The remaining hours can be satisfied by a combination of other geophysics courses, as well as courses in geology, mathematics, and computer science, depending on the student’s major.  Students must consult with the Department of Geophysics to establish an approved sequence of courses approved before embarking on a minor program.

Geophysics Combined Degree Program

The Department of Geophysics combined program allows undergraduates in any Mines option to work on a Master of Science degree in Geophysics or Geophysical Engineering while completing the requirements for the Bachelor of Science program. The combined program can take as little as one year beyond the Bachelor of Science degree.

Students are encouraged to apply for admission as early as the Spring semester of their Junior year. Upon admission to the graduate program, they are assigned graduate advisors to help select graduate courses and plan for internships, both of which then are reviewed and approved by the Master’s committees. Graduate courses can be taken during the senior year and beyond.

In addition to course work, combined-program students may carry out Master’s-level thesis research in fields related to their career goals. Students are strongly encouraged to plan projects during their Senior Design experience that can be expanded to a Master of Science thesis.

As with many graduate students in Geophysics, students in the combined program often continue their research projects while working as graduate interns for leading companies or government agencies in fields such as resources (oil, minerals, groundwater), pollution and hazardous waste, geologic hazards, civil engineering, archeology, etc. In some cases, financial support for the student is made available their graduate course work, either by an employer or by the Department. Upon completion of all course work and research, candidates will write, submit, and defend a Master of Science thesis.
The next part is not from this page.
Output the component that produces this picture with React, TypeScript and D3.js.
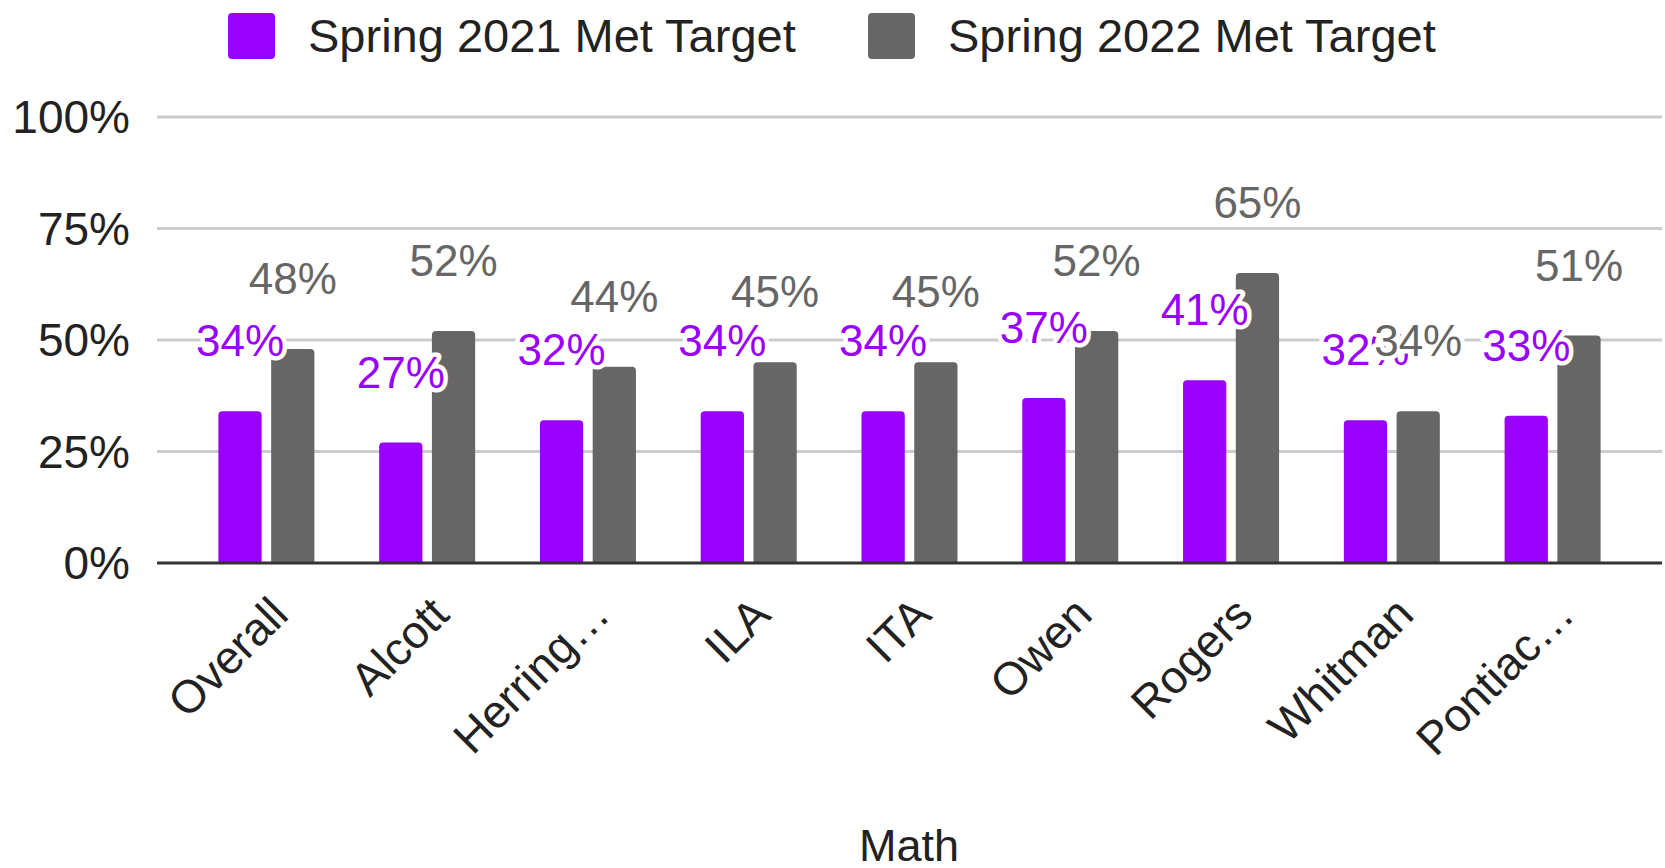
import React, { useEffect, useRef } from 'react';
import * as d3 from 'd3';

const categories = ['Overall', 'Alcott', 'Herring…', 'ILA', 'ITA', 'Owen', 'Rogers', 'Whitman', 'Pontiac…'];
const spring2021 = [34, 27, 32, 34, 34, 37, 41, 32, 33];
const spring2022 = [48, 52, 44, 45, 45, 52, 65, 34, 51];
const seriesNames = ['Spring 2021 Met Target', 'Spring 2022 Met Target'];
const yTicks = [0, 25, 50, 75, 100];

const COLORS = ['#9900ff', '#666666'];
const FONT = '"Liberation Sans", Arial, sans-serif';

function App() {
  const ref = useRef<SVGSVGElement>(null);

  useEffect(() => {
    const width = 1665;
    const height = 868;
    const svg = d3.select(ref.current);
    svg.selectAll('*').remove();

    const plotLeft = 157;
    const plotRight = 1662;
    const y = d3.scaleLinear().domain([0, 100]).range([563, 117]);
    const x = d3.scaleBand<string>().domain(categories).range([186, 1633]).padding(0);
    const inner = d3.scaleBand<string>().domain(['a', 'b']).range([0, 96]).paddingInner(0.18);
    const groupOffset = (x.bandwidth() - 96) / 2;

    const g = svg.append('g').style('font-family', FONT);

    // gridlines
    g.selectAll('line.grid')
      .data(yTicks.filter(d => d > 0))
      .enter()
      .append('line')
      .attr('x1', plotLeft)
      .attr('x2', plotRight)
      .attr('y1', d => y(d))
      .attr('y2', d => y(d))
      .attr('stroke', '#cccccc')
      .attr('stroke-width', 3);

    // y tick labels
    g.selectAll('text.ytick')
      .data(yTicks)
      .enter()
      .append('text')
      .attr('x', 130)
      .attr('y', d => y(d) + 16)
      .attr('text-anchor', 'end')
      .attr('fill', '#222')
      .style('font-size', '46px')
      .text(d => d + '%');

    const series = [spring2021, spring2022];
    const keys = ['a', 'b'];
    const barX = (si, i) => (x(categories[i]) as number) + groupOffset + (inner(keys[si]) as number);

    // bars (rounded top corners)
    series.forEach((vals, si) => {
      const bw = inner.bandwidth();
      const r = 4;
      g.selectAll('path.bar' + si)
        .data(vals)
        .enter()
        .append('path')
        .attr('fill', COLORS[si])
        .attr('d', (v, i) => {
          const x0 = barX(si, i);
          const y0 = y(v);
          const y1 = y(0);
          return `M${x0},${y1}V${y0 + r}Q${x0},${y0} ${x0 + r},${y0}H${x0 + bw - r}Q${x0 + bw},${y0} ${x0 + bw},${y0 + r}V${y1}Z`;
        });
    });

    // baseline
    g.append('line')
      .attr('x1', plotLeft)
      .attr('x2', plotRight)
      .attr('y1', y(0))
      .attr('y2', y(0))
      .attr('stroke', '#333')
      .attr('stroke-width', 3);

    // data labels with white halo
    series.forEach((vals, si) => {
      g.selectAll('text.lbl' + si)
        .data(vals)
        .enter()
        .append('text')
        .attr('x', (v, i) => barX(si, i) + inner.bandwidth() / 2)
        .attr('y', v => y(v) - 55)
        .attr('text-anchor', 'middle')
        .attr('fill', COLORS[si])
        .attr('stroke', '#fff')
        .attr('stroke-width', 9)
        .attr('stroke-linejoin', 'round')
        .style('paint-order', 'stroke')
        .style('font-size', '44px')
        .text(v => v + '%');
    });

    // category labels
    g.selectAll('text.cat')
      .data(categories)
      .enter()
      .append('text')
      .attr('transform', d => `translate(${(x(d) as number) + x.bandwidth() / 2 + 24},${617}) rotate(-45)`)
      .attr('text-anchor', 'end')
      .attr('fill', '#222')
      .style('font-size', '46px')
      .text(d => d);

    // axis title
    g.append('text')
      .attr('x', 909)
      .attr('y', 861)
      .attr('text-anchor', 'middle')
      .attr('fill', '#222')
      .style('font-size', '45px')
      .text('Math');

    // legend
    const legendX = [228, 868];
    seriesNames.forEach((name, i) => {
      g.append('rect')
        .attr('x', legendX[i])
        .attr('y', 13)
        .attr('width', 47)
        .attr('height', 46)
        .attr('rx', 4)
        .attr('fill', COLORS[i]);
      g.append('text')
        .attr('x', legendX[i] + 80)
        .attr('y', 52)
        .attr('fill', '#222')
        .style('font-size', '47px')
        .text(name);
    });

    svg.attr('width', width).attr('height', height);
  }, []);

  return (
    <svg
      ref={ref}
      width={1665}
      height={868}
      style={{ position: 'absolute', left: 0, top: 0, background: '#fff' }}
    />
  );
}

export default App;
The Master of Science degree is awarded after each candidate has successfully completed all requirements for the graduate program.

Begin your Mines journey here

ABET Accreditation

The program leading to the degree of Bachelor of Science in Geophysical Engineering is accredited by the Engineering Accreditation Commission of ABET, http://www.abet.org.
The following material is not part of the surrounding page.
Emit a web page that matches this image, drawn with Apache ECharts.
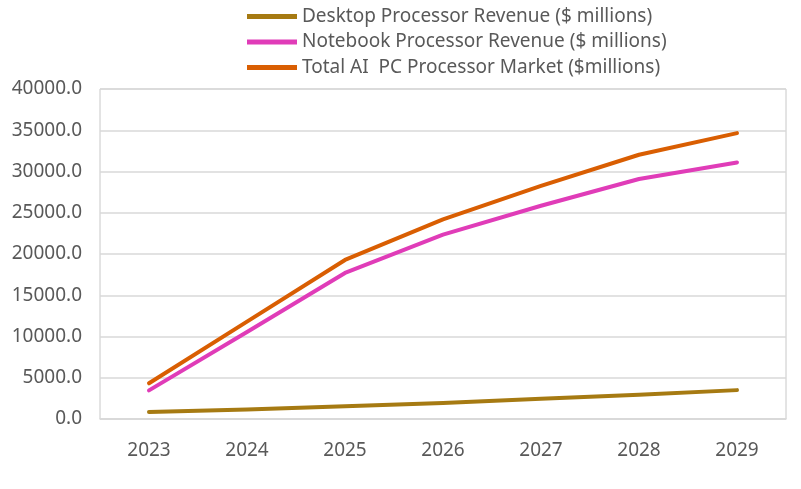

The enrollment and graduation data for the Geophysical Engineering program and other Mines programs can be found on the homepage of the Mines Office of Institutional Research.

ABET Program Educational Objectives

The Geophysical Engineering Program has three (3) program educational objectives that are intended to characterize our graduates when they are 3-5 years post graduation:

Program Objective 1:
Obtain positions in industry, government facilities, or academic institutions, or pursue graduate education in science, engineering, or other fields.

Program Objective 2:
Demonstrate advancement in their chosen careers.

Program Objective 3:
Engage in appropriate professional societies and continuing education activities.

ABET Student Outcomes

ABET student outcomes are attributes of Geophysical Engineering students that are developed and measured in the Geophysical Engineering curriculum. Achieving these outcomes places a student on a successful trajectory toward exhibiting the characteristics represented by the program objectives.

From ABET Criterion 3:

  1. An ability to apply knowledge of mathematics, science, and engineering.
  2. An ability to design and conduct experiments, as well as to analyze and interpret data.
  3. An ability to design a system, component, or process to meet desired needs within realistic constraints such as economic, environmental, social, political, ethical, health, safety, manufacturability, and sustainability.
  4. An ability to function on multidisciplinary teams.
  5. An ability to identify, formulate, and solve engineering problems.
  6. An understanding of professional and ethical responsibility.
  7. An ability to communicate effectively.
  8. The broad education necessary to understand the impact of engineering solutions in a global, economic, environmental, and societal context.
  9. A recognition of the need for, and an ability to engage in life-long learning.
  10. Knowledge of contemporary issues.
  11. An ability to use the techniques, skills, and modern engineering tools necessary for engineering practice.